The fact is, these are two entirely separate issues. The quality of websites can be evaluated - and peers already do that. Whether academics are willing to broaden their notions of what counts as scholarship and to consider electronic projects as serious work is another matter altogether. Replicating a cumbersome print-based peer review mechanism, flaws and all, is not the solution. Doing the real work of evaluating a colleague’s scholarship - without relying on university presses and journals to do the vetting for them - is what’s called for. Oh, and a more imaginative and open-minded definition of what scholarship is.I was thinking all along about stories of abuse in the peer review system, one most egregious case outlined at Adventures in Ethics and Science.

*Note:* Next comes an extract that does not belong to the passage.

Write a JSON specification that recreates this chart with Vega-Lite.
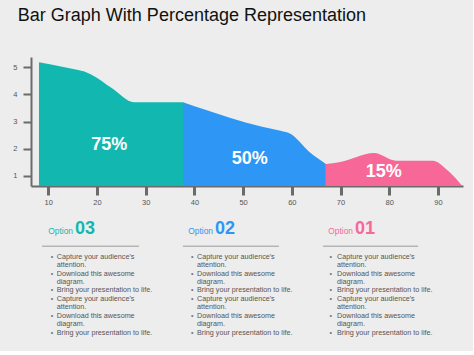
{
  "$schema": "https://vega.github.io/schema/vega-lite/v6.json",
  "background": "#EDEDED",
  "padding": {"left": 12, "top": 7, "right": 10, "bottom": 10},
  "bounds": "flush",
  "spacing": 37,
  "title": {"text": "Bar Graph With Percentage Representation", "anchor": "start", "fontSize": 18, "font": "Liberation Sans", "fontWeight": "normal", "color": "#111111", "offset": 32, "dx": 5},
  "config": {"view": {"stroke": null}, "font": "Liberation Sans"},
  "vconcat": [
    {
      "width": 432,
      "height": 129,
      "layer": [
        {
          "data": {"values": [
            {"seg": "a", "x": 8.09, "y": 5.18},
            {"seg": "a", "x": 13.6, "y": 4.98},
            {"seg": "a", "x": 18.7, "y": 4.74},
            {"seg": "a", "x": 23.1, "y": 4.22},
            {"seg": "a", "x": 27.6, "y": 3.71},
            {"seg": "a", "x": 37.66, "y": 3.71},
            {"seg": "b", "x": 37.66, "y": 3.71},
            {"seg": "b", "x": 42.4, "y": 3.42},
            {"seg": "b", "x": 47.1, "y": 3.15},
            {"seg": "b", "x": 53.9, "y": 2.81},
            {"seg": "b", "x": 57.7, "y": 2.66},
            {"seg": "b", "x": 59.8, "y": 2.54},
            {"seg": "b", "x": 63.5, "y": 1.9},
            {"seg": "b", "x": 67.0, "y": 1.44},
            {"seg": "c", "x": 67.0, "y": 1.44},
            {"seg": "c", "x": 69.7, "y": 1.5},
            {"seg": "c", "x": 76.9, "y": 1.84},
            {"seg": "c", "x": 81.4, "y": 1.56},
            {"seg": "c", "x": 88.9, "y": 1.56},
            {"seg": "c", "x": 92.2, "y": 1.17},
            {"seg": "c", "x": 95.0, "y": 0.63}
          ]},
          "mark": {"type": "area", "interpolate": "monotone", "opacity": 1},
          "encoding": {
            "x": {"field": "x", "type": "quantitative", "scale": {"domain": [6.45, 95.15], "nice": false, "zero": false},
              "axis": {"values": [10, 20, 30, 40, 50, 60, 70, 80, 90], "tickCount": 12, "title": null, "grid": false, "labelOverlap": false, "domainColor": "#6b6b6b", "domainWidth": 2, "tickColor": "#6b6b6b", "tickWidth": 3, "tickSize": 9, "labelColor": "#555555", "labelFontSize": 7.5, "labelPadding": 3}},
            "y": {"field": "y", "type": "quantitative", "stack": null, "scale": {"domain": [0.63, 5.37], "nice": false, "zero": false},
              "axis": {"values": [1, 2, 3, 4, 5], "tickCount": 6, "title": null, "grid": false, "labelOverlap": false, "domainColor": "#6b6b6b", "domainWidth": 2, "tickColor": "#6b6b6b", "tickWidth": 2, "tickSize": 8, "labelColor": "#555555", "labelFontSize": 7.5, "labelPadding": 6}},
            "y2": {"datum": 0.63},
            "color": {"field": "seg", "type": "nominal", "scale": {"domain": ["a", "b", "c"], "range": ["#12B8B0", "#2E96F5", "#F76898"]}, "legend": null}
          }
        },
        {
          "data": {"values": [
            {"label": "75%", "x": 22.5, "y": 2.15},
            {"label": "50%", "x": 51.35, "y": 1.62},
            {"label": "15%", "x": 78.9, "y": 1.15}
          ]},
          "mark": {"type": "text", "fontSize": 18, "fontWeight": "bold", "color": "#FFFFFF", "align": "center", "baseline": "middle"},
          "encoding": {
            "x": {"field": "x", "type": "quantitative"},
            "y": {"field": "y", "type": "quantitative"},
            "text": {"field": "label"}
          }
        }
      ]
    },
    {
      "width": 432,
      "height": 118,
      "encoding": {
        "y": {"type": "quantitative", "scale": {"domain": [-4, 10], "nice": false, "zero": false, "reverse": true}, "axis": null}
      },
      "layer": [
        {
          "data": {"values": [
            {"block": "03", "x1": 8.71, "x2": 28.63, "row": -1.25},
            {"block": "02", "x1": 37.66, "x2": 57.37, "row": -1.25},
            {"block": "01", "x1": 66.41, "x2": 85.92, "row": -1.25}
          ]},
          "mark": {"type": "rule", "color": "#9a9a9a", "strokeWidth": 1},
          "encoding": {
            "x": {"field": "x1", "type": "quantitative", "scale": {"domain": [6.45, 95.15], "nice": false, "zero": false}, "axis": null},
            "x2": {"field": "x2"},
            "y": {"field": "row", "type": "quantitative"}
          }
        },
        {
          "data": {"name": "heads", "values": [
            {"block": "03", "ox": 10.0, "nx": 15.48, "row": -2.7},
            {"block": "02", "ox": 38.75, "nx": 44.23, "row": -2.7},
            {"block": "01", "ox": 67.5, "nx": 72.98, "row": -2.7}
          ]},
          "layer": [
            {
              "mark": {"type": "text", "fontSize": 8.4, "align": "left", "baseline": "alphabetic"},
              "encoding": {
                "x": {"field": "ox", "type": "quantitative", "scale": {"domain": [6.45, 95.15], "nice": false, "zero": false}, "axis": null},
                "y": {"field": "row", "type": "quantitative"},
                "text": {"value": "Option"},
                "color": {"field": "block", "type": "nominal", "scale": {"domain": ["03", "02", "01"], "range": ["#1AA8A0", "#3A92DE", "#E2638F"]}, "legend": null}
              }
            },
            {
              "mark": {"type": "text", "fontSize": 18, "fontWeight": "bold", "align": "left", "baseline": "alphabetic"},
              "encoding": {
                "x": {"field": "nx", "type": "quantitative"},
                "y": {"field": "row", "type": "quantitative"},
                "text": {"field": "block"},
                "color": {"field": "block", "type": "nominal", "legend": null}
              }
            }
          ]
        },
        {
          "data": {"values": [
            {"bx": 10.76, "tx": 11.73, "row": 0, "b": "•", "t": "Capture your audience's"},
            {"bx": 10.76, "tx": 11.73, "row": 1, "b": "", "t": "attention."},
            {"bx": 10.76, "tx": 11.73, "row": 2, "b": "•", "t": "Download this awesome"},
            {"bx": 10.76, "tx": 11.73, "row": 3, "b": "", "t": "diagram."},
            {"bx": 10.76, "tx": 11.73, "row": 4, "b": "•", "t": "Bring your presentation to life."},
            {"bx": 10.76, "tx": 11.73, "row": 5, "b": "•", "t": "Capture your audience's"},
            {"bx": 10.76, "tx": 11.73, "row": 6, "b": "", "t": "attention."},
            {"bx": 10.76, "tx": 11.73, "row": 7, "b": "•", "t": "Download this awesome"},
            {"bx": 10.76, "tx": 11.73, "row": 8, "b": "", "t": "diagram."},
            {"bx": 10.76, "tx": 11.73, "row": 9, "b": "•", "t": "Bring your presentation to life."},
            {"bx": 39.57, "tx": 40.54, "row": 0, "b": "•", "t": "Capture your audience's"},
            {"bx": 39.57, "tx": 40.54, "row": 1, "b": "", "t": "attention."},
            {"bx": 39.57, "tx": 40.54, "row": 2, "b": "•", "t": "Download this awesome"},
            {"bx": 39.57, "tx": 40.54, "row": 3, "b": "", "t": "diagram."},
            {"bx": 39.57, "tx": 40.54, "row": 4, "b": "•", "t": "Bring your presentation to life."},
            {"bx": 39.57, "tx": 40.54, "row": 5, "b": "•", "t": "Capture your audience's"},
            {"bx": 39.57, "tx": 40.54, "row": 6, "b": "", "t": "attention."},
            {"bx": 39.57, "tx": 40.54, "row": 7, "b": "•", "t": "Download this awesome"},
            {"bx": 39.57, "tx": 40.54, "row": 8, "b": "", "t": "diagram."},
            {"bx": 39.57, "tx": 40.54, "row": 9, "b": "•", "t": "Bring your presentation to life."},
            {"bx": 68.0, "tx": 69.28, "row": 0, "b": "•", "t": "Capture your audience's"},
            {"bx": 68.0, "tx": 69.28, "row": 1, "b": "", "t": "attention."},
            {"bx": 68.0, "tx": 69.28, "row": 2, "b": "•", "t": "Download this awesome"},
            {"bx": 68.0, "tx": 69.28, "row": 3, "b": "", "t": "diagram."},
            {"bx": 68.0, "tx": 69.28, "row": 4, "b": "•", "t": "Bring your presentation to life."},
            {"bx": 68.0, "tx": 69.28, "row": 5, "b": "•", "t": "Capture your audience's"},
            {"bx": 68.0, "tx": 69.28, "row": 6, "b": "", "t": "attention."},
            {"bx": 68.0, "tx": 69.28, "row": 7, "b": "•", "t": "Download this awesome"},
            {"bx": 68.0, "tx": 69.28, "row": 8, "b": "", "t": "diagram."},
            {"bx": 68.0, "tx": 69.28, "row": 9, "b": "•", "t": "Bring your presentation to life."}
          ]},
          "layer": [
            {
              "mark": {"type": "text", "fontSize": 7.2, "align": "center", "baseline": "middle", "color": "#777777"},
              "encoding": {
                "x": {"field": "bx", "type": "quantitative"},
                "y": {"field": "row", "type": "quantitative"},
                "text": {"field": "b"}
              }
            },
            {
              "mark": {"type": "text", "fontSize": 7.2, "align": "left", "baseline": "middle", "color": "#555555"},
              "encoding": {
                "x": {"field": "tx", "type": "quantitative"},
                "y": {"field": "row", "type": "quantitative"},
                "text": {"field": "t"}
              }
            }
          ]
        }
      ]
    }
  ]
}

The proposal for evaluation assumes a lot of things. First, that these scholarly organizations would know a good web site when they see one. And two, that they'd be unbiased in their review process. Given that the problem trying to be solved is the "generational bias" that may exist on T&P committees, are the faculty sitting in positions at scholarly organizations any different?
On the plus side, it could provide validation for work that isn't getting validation right now. If a stamp of approval is what it takes to move us toward that validation, then maybe it's the right way to go.
I guess what I don't want to see is the same old scholarship being the only thing that gets "approved." There is some interesting work being done in other forms that deserves attention. The latest Kairos issue, for example, includes video and powerpoint slide decks. And Kathleen Fitzpatrick is putting her work that discusses this very issue on her blog. There is a place for both kinds of work, I think, and it may be that one wins out over the other, 20 years from now. However work online gets validated, we really do need to take some steps in this direction. Otherwise, we risk becoming irrelevant.